GEORGES : Quand nous sommes arrivés chez vous, tu étais là assise par terre sur une sorte de tapis avec tes trois filles.

ANGHAM : Oui, je me demandais si cela était vrai ? Était-ce possible qu’il y ait des gens qui ne nous connaissent pas et qui peuvent s’intéresser à nous? Vous étiez trois : Ammo Georges, Sayyed et Jessy.
SAYYED : vous avez eu peur de nous à ce moment-là ?
ANGHAM : Oui, nous avons eu peur, on nous avait mis en garde des inconnus qui pouvaient venir taper à la porte…
AMER : Angham a toujours très peur quand elle est seule avec les enfants à la maison ! La seconde visite que Beitouna nous a rendue, c’était dans une autre maison, pas très proche de la première. Mais, Beitouna est allé à notre recherche de nouveau. C’est ça Beitouna, ils n’abandonnent personne ! ANGHAM : Je suis arrivée à Beitouna vers la fin de l’hiver. Là-bas j’ai rencontré Georgette, Abir et tant d’autres… Elles m’ont bien accueillie et depuis je fais partie de Beitouna. Sandra aussi nous a rendu visite avec Sr. Thérèse et elle nous a apporté deux kilos de bananes. Ammo Georges aussi nous a offert un kilo de riz lors de sa première visite.

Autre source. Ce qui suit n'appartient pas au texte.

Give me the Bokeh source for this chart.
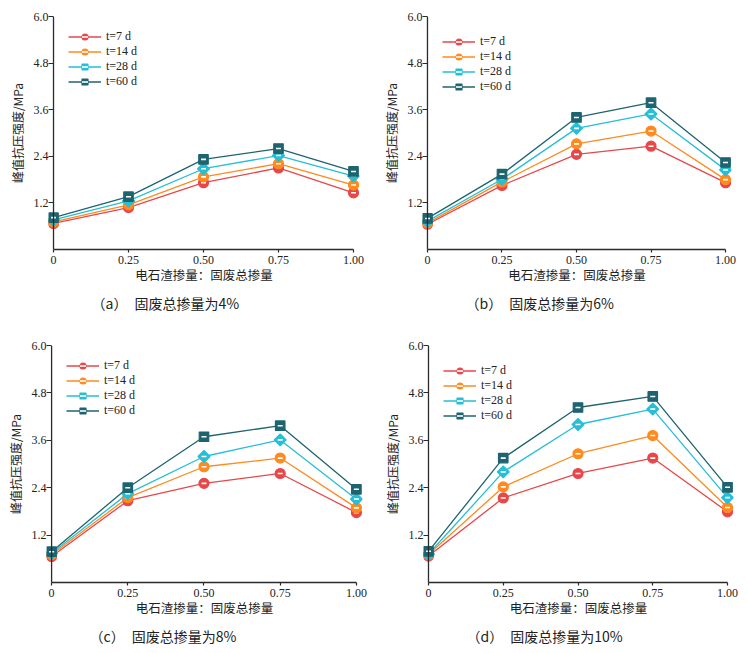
from bokeh.plotting import figure
from bokeh.layouts import row, column
from bokeh.models import Range1d, FixedTicker, CustomJSTickFormatter, NumeralTickFormatter, Legend, LegendItem, Span
from bokeh.embed import file_html
from bokeh.resources import INLINE
import math

# ---------------- data ----------------
ratio = [0.0, 0.25, 0.50, 0.75, 1.00]          # 电石渣掺量：固废总掺量
x_ticks = [0.0, 0.25, 0.50, 0.75, 1.00]
y_ticks = [1.2, 2.4, 3.6, 4.8, 6.0]
ages = ["t=7 d", "t=14 d", "t=28 d", "t=60 d"]

# (a) 固废总掺量为4%
a_t7 = [0.67, 1.08, 1.72, 2.10, 1.46]
a_t14 = [0.71, 1.15, 1.87, 2.21, 1.66]
a_t28 = [0.76, 1.25, 2.08, 2.42, 1.89]
a_t60 = [0.82, 1.36, 2.32, 2.60, 2.01]
# (b) 固废总掺量为6%
b_t7 = [0.65, 1.65, 2.45, 2.66, 1.72]
b_t14 = [0.68, 1.74, 2.72, 3.05, 1.80]
b_t28 = [0.73, 1.81, 3.12, 3.49, 2.05]
b_t60 = [0.80, 1.94, 3.40, 3.78, 2.24]
# (c) 固废总掺量为8%
c_t7 = [0.66, 2.07, 2.51, 2.76, 1.77]
c_t14 = [0.70, 2.15, 2.93, 3.15, 1.89]
c_t28 = [0.74, 2.25, 3.19, 3.61, 2.11]
c_t60 = [0.78, 2.40, 3.69, 3.97, 2.36]
# (d) 固废总掺量为10%
d_t7 = [0.67, 2.14, 2.76, 3.15, 1.79]
d_t14 = [0.71, 2.42, 3.26, 3.72, 1.90]
d_t28 = [0.72, 2.80, 4.00, 4.39, 2.15]
d_t60 = [0.79, 3.15, 4.43, 4.71, 2.41]

captions = ["（a）　固废总掺量为4%", "（b）　固废总掺量为6%",
            "（c）　固废总掺量为8%", "（d）　固废总掺量为10%"]
x_label = "电石渣掺量：固废总掺量"
y_label = "峰值抗压强度/MPa"

panels = [
    [a_t7, a_t14, a_t28, a_t60],
    [b_t7, b_t14, b_t28, b_t60],
    [c_t7, c_t14, c_t28, c_t60],
    [d_t7, d_t14, d_t28, d_t60],
]

# ---------------- style ----------------
colors = ["#E8474A", "#FF8A1E", "#25BFD6", "#1E6470"]
markers = ["circle", "circle", "square", "square"]
angles = [0.0, 0.0, math.pi / 4, 0.0]
msizes = [10, 10, 8.5, 9.5]

CJK = "Noto Sans CJK SC"
SERIF = "Liberation Serif"
AXIS_COLOR = "#2a2a2a"

# width, height, border left/right/top/bottom
geom = [
    dict(w=374, h=325, bl=48, br=15, bt=13, bb=74),
    dict(w=374, h=325, bl=48, br=17, bt=16, bb=76),
    dict(w=374, h=328, bl=46, br=12, bt=16, bb=70),
    dict(w=374, h=328, bl=49, br=15, bt=20, bb=71),
]


def make_panel(series, caption, g):
    p = figure(width=g["w"], height=g["h"], output_backend="svg", toolbar_location=None,
               x_range=Range1d(-0.0167, 1.02), y_range=Range1d(0, 6.0),
               min_border_left=g["bl"], min_border_right=g["br"],
               min_border_top=g["bt"], min_border_bottom=g["bb"],
               title=caption, title_location="below")
    p.outline_line_color = None
    p.xgrid.visible = False
    p.ygrid.visible = False
    p.background_fill_color = "white"
    p.border_fill_color = "white"

    for ax in (p.xaxis[0], p.yaxis[0]):
        ax.axis_line_color = AXIS_COLOR
        ax.axis_line_width = 1.3
        ax.major_tick_line_color = AXIS_COLOR
        ax.major_tick_line_width = 1.2
        ax.minor_tick_line_color = None
        ax.major_label_text_font = SERIF
        ax.major_label_text_font_size = "12px"
        ax.major_label_text_color = "#222222"
        ax.axis_label_text_font = CJK
        ax.axis_label_text_font_style = "normal"
        ax.axis_label_text_color = "#222222"

    xa = p.xaxis[0]
    xa.ticker = FixedTicker(ticks=x_ticks)
    xa.formatter = CustomJSTickFormatter(code="return tick == 0 ? '0' : tick.toFixed(2);")
    xa.bounds = (0, 1)
    xa.major_tick_in = 0
    xa.major_tick_out = 3
    xa.major_label_standoff = 3
    xa.axis_label = x_label
    xa.axis_label_text_font_size = "12.5px"
    xa.axis_label_standoff = -2

    # y axis: the frame starts a few pixels left of x = 0, the axis line is drawn at x = 0
    ya = p.yaxis[0]
    ya.ticker = FixedTicker(ticks=y_ticks)
    ya.formatter = NumeralTickFormatter(format="0.0")
    ya.axis_line_color = None
    ya.major_tick_in = 5
    ya.major_tick_out = 0
    ya.major_label_standoff = 0
    ya.axis_label = y_label
    ya.axis_label_text_font_size = "12px"
    ya.axis_label_standoff = 5
    p.add_layout(Span(location=0, dimension="height", line_color=AXIS_COLOR, line_width=1.3))

    p.title.text_font = CJK
    p.title.text_font_size = "14px"
    p.title.text_font_style = "normal"
    p.title.text_color = "#222222"
    p.title.align = "left"
    p.title.offset = 43
    try:
        p.title.standoff = 8
    except Exception:
        pass

    items = []
    for vals, name, col, mk, ang, ms in zip(series, ages, colors, markers, angles, msizes):
        lr = p.line(ratio, vals, line_color=col, line_width=1.3)
        sr = p.scatter(ratio, vals, marker=mk, size=ms, angle=ang,
                       fill_color=col, line_color=col, line_width=1.2)
        dr = p.scatter(ratio, vals, marker="dash", size=5, line_color="white", line_width=1.6)
        items.append(LegendItem(label=name, renderers=[lr, sr, dr]))

    fh = g["h"] - g["bt"] - g["bb"]
    leg = Legend(items=items, location=(20, fh - 18 - 60),
                 background_fill_alpha=0, border_line_color=None,
                 padding=0, margin=0, spacing=0,
                 glyph_width=33, glyph_height=15, label_height=15, label_standoff=5,
                 label_text_font=SERIF, label_text_font_size="12px",
                 label_text_color="#222222")
    p.add_layout(leg)
    return p


figs = [make_panel(s, c, g) for s, c, g in zip(panels, captions, geom)]
layout = column(row(figs[0], figs[1]), row(figs[2], figs[3]))

open("out.html", "w").write(file_html(layout, INLINE))
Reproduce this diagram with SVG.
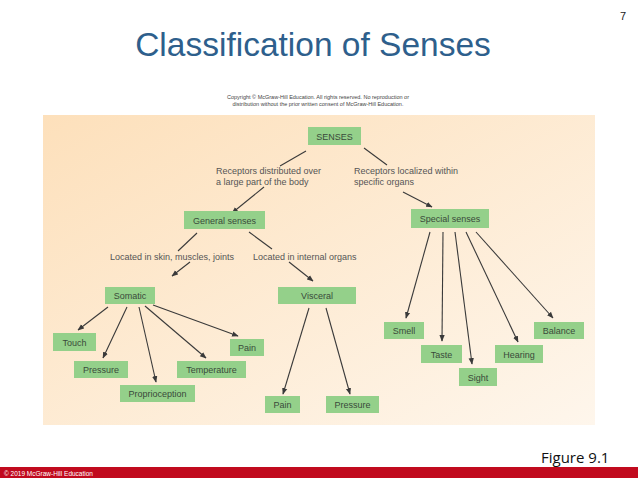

AMER : Quand vous m’avez proposé de rejoindre Beitouna, je n’ai pas hésité… “ Beitouna ” n’est ni pour moi, ni pour toi, mais pour tout le monde et je continuerai à être avec vous à chaque moment. J’aurai de vos nouvelles et vous aurez des miennes. Au Canada, j’aimerais rencontrer Flora qui est aussi de Beitouna. Je l’ai contactée déjà, elle habite à une heure de voiture de Vancouver. C’est comme cela que je sentirai que je suis toujours parmi vous.

Au moment de se séparer, il y a nos applaudissements à tous, les larmes d’Amer embrassant ses amis Georges, Sayed et les autres. Et notre reconnaissance d’avoir découvert ce qu’Amer a reçu au fond de son cœur.